--- PROVIDED MATERIAL ---

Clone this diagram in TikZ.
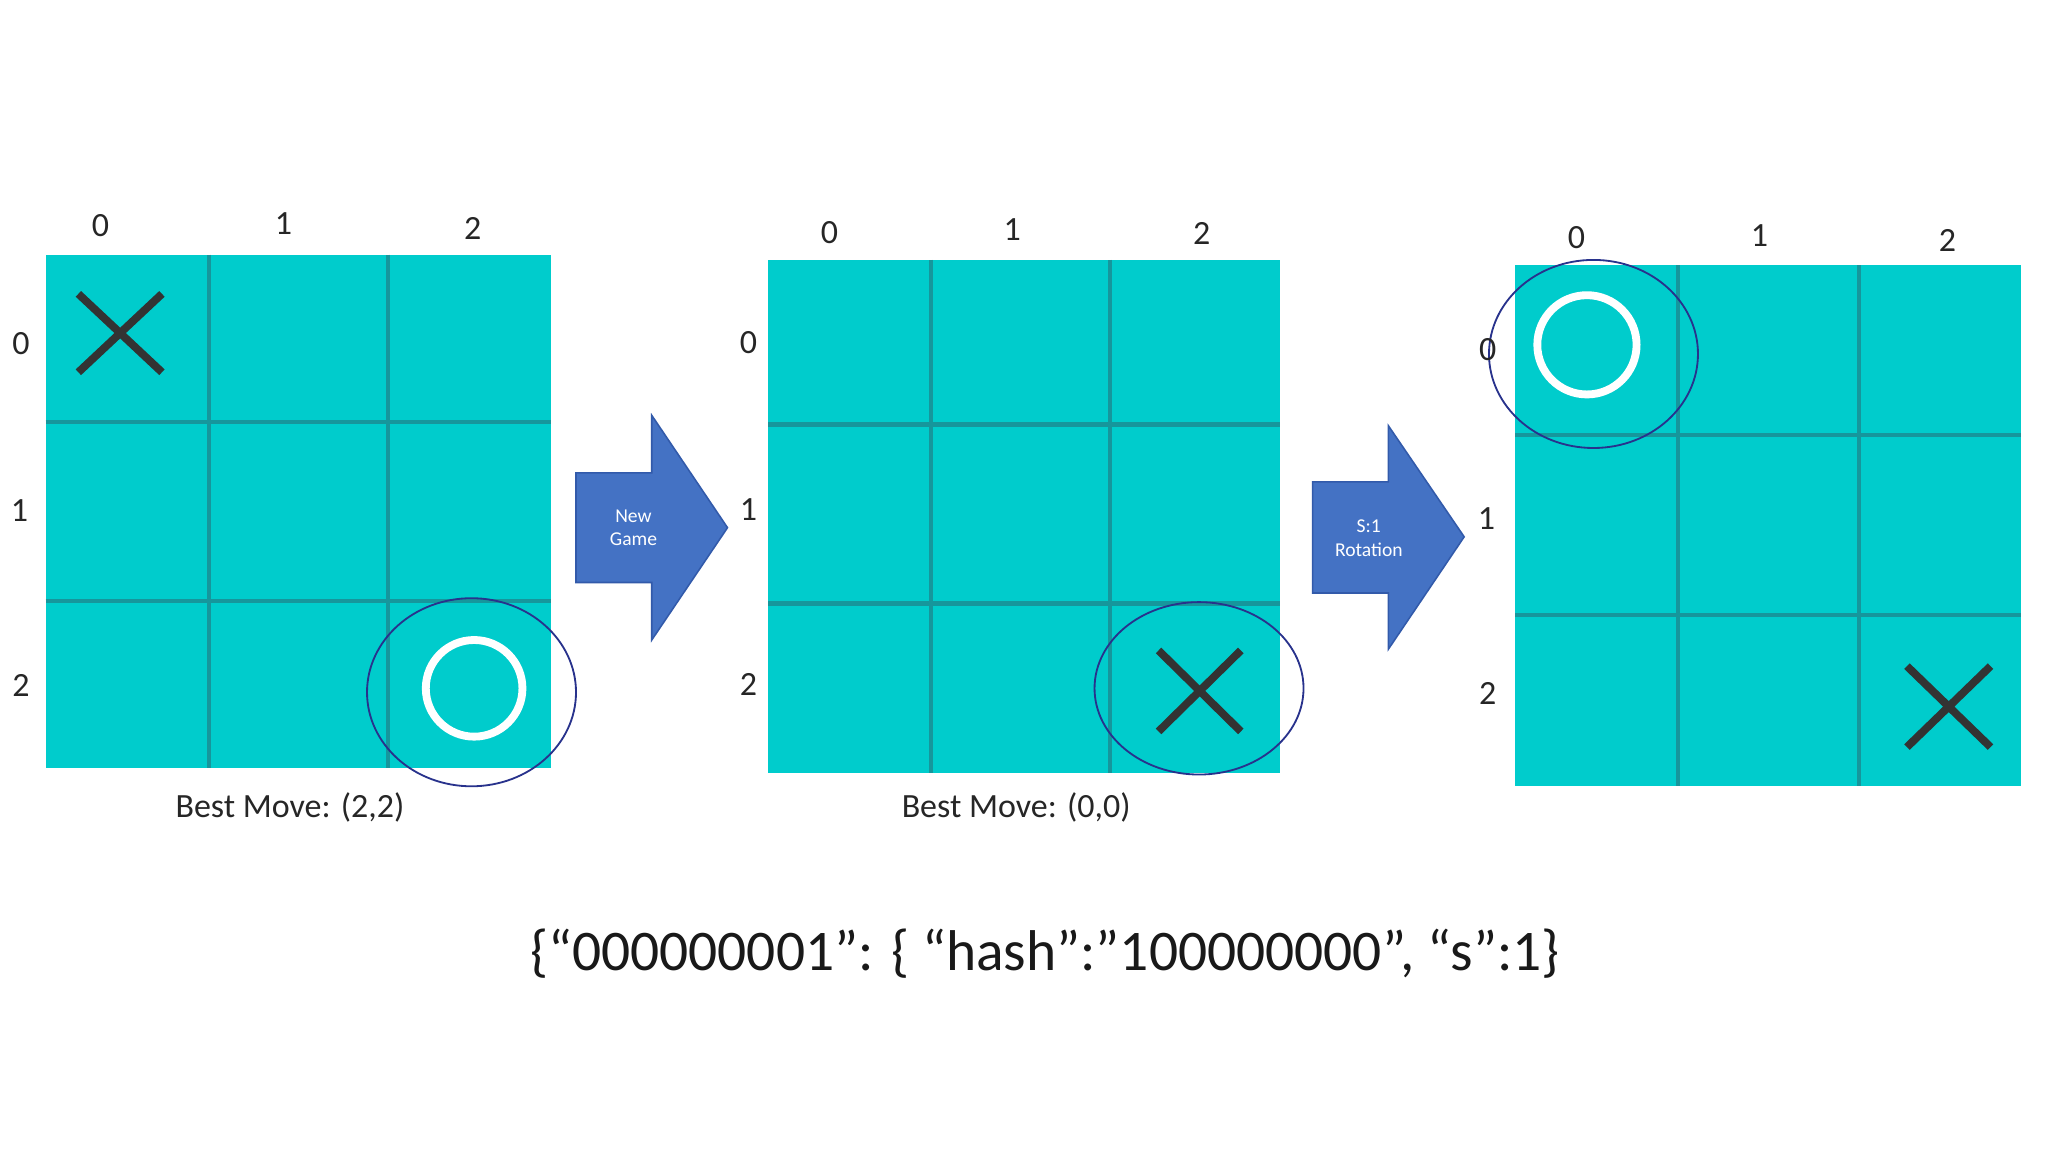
\documentclass[tikz,border=0pt]{standalone}
\usepackage{fontspec}
\setmainfont{Carlito}
\begin{document}
\begin{tikzpicture}[x=0.5pt,y=-0.5pt,
  board/.style={fill=cyanb,draw=none},
  gl/.style={draw=gridc,line width=1.6pt},
  lab/.style={font=\fontsize{13}{13}\selectfont,text=black!85},
  xm/.style={draw=black!80,line width=3pt},
  om/.style={draw=white,line width=3pt},
  ring/.style={draw=ringc,line width=0.7pt},
  arr/.style={fill=arrc,draw=arrd,line width=0.6pt},
  atext/.style={font=\fontsize{7.5}{9}\selectfont,text=white,align=center}]
\definecolor{cyanb}{RGB}{0,204,204}
\definecolor{gridc}{RGB}{22,150,156}
\definecolor{ringc}{RGB}{40,50,140}
\definecolor{arrc}{RGB}{68,114,196}
\definecolor{arrd}{RGB}{50,90,170}
\useasboundingbox (0,0) rectangle (1568,882);
% board 1
\fill[board] (35,195) rectangle (422,588);
\draw[gl] (160,195)--(160,588) (297,195)--(297,588) (35,323)--(422,323) (35,460)--(422,460);
\draw[xm] (60,225)--(124,285) (124,225)--(60,285);
\draw[om] (363,527) circle (37);
\draw[ring] (361,530) ellipse (80 and 72);
\foreach \t/\x/\y in {0/77/173,1/217/171,2/362/175,0/16/263,1/15/391,2/16/525}
  \node[lab] at (\x,\y) {\t};
\node[lab] (bm1) at (222,618) {Best Move: (2,2)};
% arrow 1
\draw[arr] (441,362)--(499,362)--(499,318)--(557,404)--(499,490)--(499,446)--(441,446)--cycle;
\node[atext] (a1) at (485,404) {New\\Game};
% board 2
\fill[board] (588,199) rectangle (980,592);
\draw[gl] (713,199)--(713,592) (850,199)--(850,592) (588,325)--(980,325) (588,462)--(980,462);
\draw[xm] (887,498)--(950,560) (950,498)--(887,560);
\draw[ring] (918,527) ellipse (80 and 66);
\foreach \t/\x/\y in {0/635/178,1/775/176,2/920/179,0/573/262,1/573/390,2/573/524}
  \node[lab] at (\x,\y) {\t};
\node[lab] (bm2) at (778,618) {Best Move: (0,0)};
% arrow 2
\draw[arr] (1005,369)--(1063,369)--(1063,326)--(1121,411)--(1063,497)--(1063,454)--(1005,454)--cycle;
\node[atext] (a2) at (1048,412) {S:1\\Rotation};
% board 3
\fill[board] (1160,203) rectangle (1547,602);
\draw[gl] (1285,203)--(1285,602) (1423,203)--(1423,602) (1160,333)--(1547,333) (1160,471)--(1547,471);
\draw[xm] (1460,510)--(1524,572) (1524,510)--(1460,572);
\draw[om] (1215,264) circle (38);
\draw[ring] (1220,271) ellipse (80 and 72);
\foreach \t/\x/\y in {0/1207/182,1/1347/180,2/1491/184,0/1139/268,1/1138/397,2/1139/531}
  \node[lab] at (\x,\y) {\t};
% json
\node[font=\fontsize{22}{22}\selectfont,text=black!90] (js) at (800,730) {\{“000000001”: \{ “hash”:”100000000”, “s”:1\}};
\end{tikzpicture}
\end{document}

---

• WHAT NEEDS TO BE DONE
Reproduce the material word for word, minus the images.

• TASK SOLUTION
Clone this diagram in TikZ.
\documentclass[tikz,border=0pt]{standalone}
\usepackage{fontspec}
\setmainfont{Carlito}
\begin{document}
\begin{tikzpicture}[x=0.5pt,y=-0.5pt,
  board/.style={fill=cyanb,draw=none},
  gl/.style={draw=gridc,line width=1.6pt},
  lab/.style={font=\fontsize{13}{13}\selectfont,text=black!85},
  xm/.style={draw=black!80,line width=3pt},
  om/.style={draw=white,line width=3pt},
  ring/.style={draw=ringc,line width=0.7pt},
  arr/.style={fill=arrc,draw=arrd,line width=0.6pt},
  atext/.style={font=\fontsize{7.5}{9}\selectfont,text=white,align=center}]
\definecolor{cyanb}{RGB}{0,204,204}
\definecolor{gridc}{RGB}{22,150,156}
\definecolor{ringc}{RGB}{40,50,140}
\definecolor{arrc}{RGB}{68,114,196}
\definecolor{arrd}{RGB}{50,90,170}
\useasboundingbox (0,0) rectangle (1568,882);
% board 1
\fill[board] (35,195) rectangle (422,588);
\draw[gl] (160,195)--(160,588) (297,195)--(297,588) (35,323)--(422,323) (35,460)--(422,460);
\draw[xm] (60,225)--(124,285) (124,225)--(60,285);
\draw[om] (363,527) circle (37);
\draw[ring] (361,530) ellipse (80 and 72);
\foreach \t/\x/\y in {0/77/173,1/217/171,2/362/175,0/16/263,1/15/391,2/16/525}
  \node[lab] at (\x,\y) {\t};
\node[lab] (bm1) at (222,618) {Best Move: (2,2)};
% arrow 1
\draw[arr] (441,362)--(499,362)--(499,318)--(557,404)--(499,490)--(499,446)--(441,446)--cycle;
\node[atext] (a1) at (485,404) {New\\Game};
% board 2
\fill[board] (588,199) rectangle (980,592);
\draw[gl] (713,199)--(713,592) (850,199)--(850,592) (588,325)--(980,325) (588,462)--(980,462);
\draw[xm] (887,498)--(950,560) (950,498)--(887,560);
\draw[ring] (918,527) ellipse (80 and 66);
\foreach \t/\x/\y in {0/635/178,1/775/176,2/920/179,0/573/262,1/573/390,2/573/524}
  \node[lab] at (\x,\y) {\t};
\node[lab] (bm2) at (778,618) {Best Move: (0,0)};
% arrow 2
\draw[arr] (1005,369)--(1063,369)--(1063,326)--(1121,411)--(1063,497)--(1063,454)--(1005,454)--cycle;
\node[atext] (a2) at (1048,412) {S:1\\Rotation};
% board 3
\fill[board] (1160,203) rectangle (1547,602);
\draw[gl] (1285,203)--(1285,602) (1423,203)--(1423,602) (1160,333)--(1547,333) (1160,471)--(1547,471);
\draw[xm] (1460,510)--(1524,572) (1524,510)--(1460,572);
\draw[om] (1215,264) circle (38);
\draw[ring] (1220,271) ellipse (80 and 72);
\foreach \t/\x/\y in {0/1207/182,1/1347/180,2/1491/184,0/1139/268,1/1138/397,2/1139/531}
  \node[lab] at (\x,\y) {\t};
% json
\node[font=\fontsize{22}{22}\selectfont,text=black!90] (js) at (800,730) {\{“000000001”: \{ “hash”:”100000000”, “s”:1\}};
\end{tikzpicture}
\end{document}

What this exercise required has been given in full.